E agora que todo mundo está tão machucado que precisa ver comédias e filmes relaxantes, fico sabendo de que um filme grotesco, claustrofóbico, doentio e experimental no pior sentido, intitulado O Poço, do qual só aguento os 15 primeiros minutos e que se passa numa prisão vertical, está arrasando entre os interesses do público da Netflix. Que desperdício recorrer aos sucedâneos quando se pode desfrutar do genuíno, ou seja, de Hitchcock, através das plataformas digitais.

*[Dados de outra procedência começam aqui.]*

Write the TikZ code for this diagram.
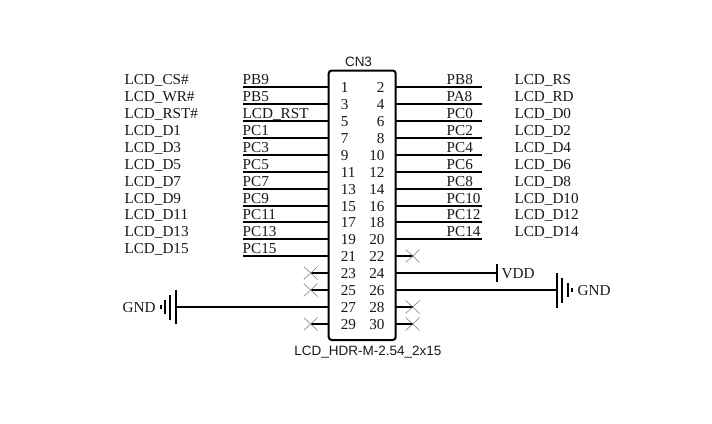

Ele não só teria feito algo apaixonante numa prisão vertical como também, estou seguro, seria o único diretor capaz de fazer algo hipnótico que se desenvolvesse num elevador. Conseguiu-o em Um Barco e Nove Destinos, rodado em um bote no meio do mar. Se em tão pouco espaço era capaz de criar tamanha tensão, imaginem dispondo de grandes cenários. Como esses milharais pelos quais corre Cary Grant, perseguido por um aviãozinho de fumigação agrícola em Intriga Internacional. Os passeios por San Francisco por onde James Stewart, em estado insone e completamente desnorteado, vaga em Um Corpo que Cai, recordando obsessivamente a misteriosa e falecida mulher por quem se apaixonou, um poema necrófilo que poderia ter sido escrito por Edgar Allan Poe. O gélido e calculista Cary Grant de Interlúdio, usando como chamariz e espiã a mulher que ama e que o ama, armando para que se case com outro, progressivamente envenenada. Tudo para caçar uma organização de nazistas. Ou Rebecca, a Mulher Inesquecível, que começa com aquela frase mitológica: “Ontem sonhei que voltava a Manderley”. Estranhos que se encontram em um trem e se fazem a macabra proposta de matar a ex-mulher de um deles em troca de que este assassine ao pai do outro [em Pacto Sinistro]. O rosto de uma mulher fugitiva e encurralada em Psicose, que vai dirigindo no meio da chuva e à noite, a caminho do hotel onde o monstro Norman Bates a espera, tão edipiano como enlouquecido.

A pandemia que sofremos poderia estar ilustrada na imagem final dessa obra-prima chamada Os Pássaros. A família, acompanhada de Tippi Hedren, deixa a casa onde foi encurralada pelas aves. Está amanhecendo, seus passos são quase em câmera lenta, e os pássaros assassinos milagrosamente se limitam a observá-los e os deixam passar. Os pesadelos que Hitchcock filmava deixam rastro para sempre.

O mais gratificante deles é que você sabe que há um final, que assim que o filme acabar você vai se reencontrar com a realidade, que se sentirá aliviado quando as luzes da sala se acenderem e você e constatar que não lhe aconteceu nada de mau, que seu corpo continua intacto, que o horror só existia na tela.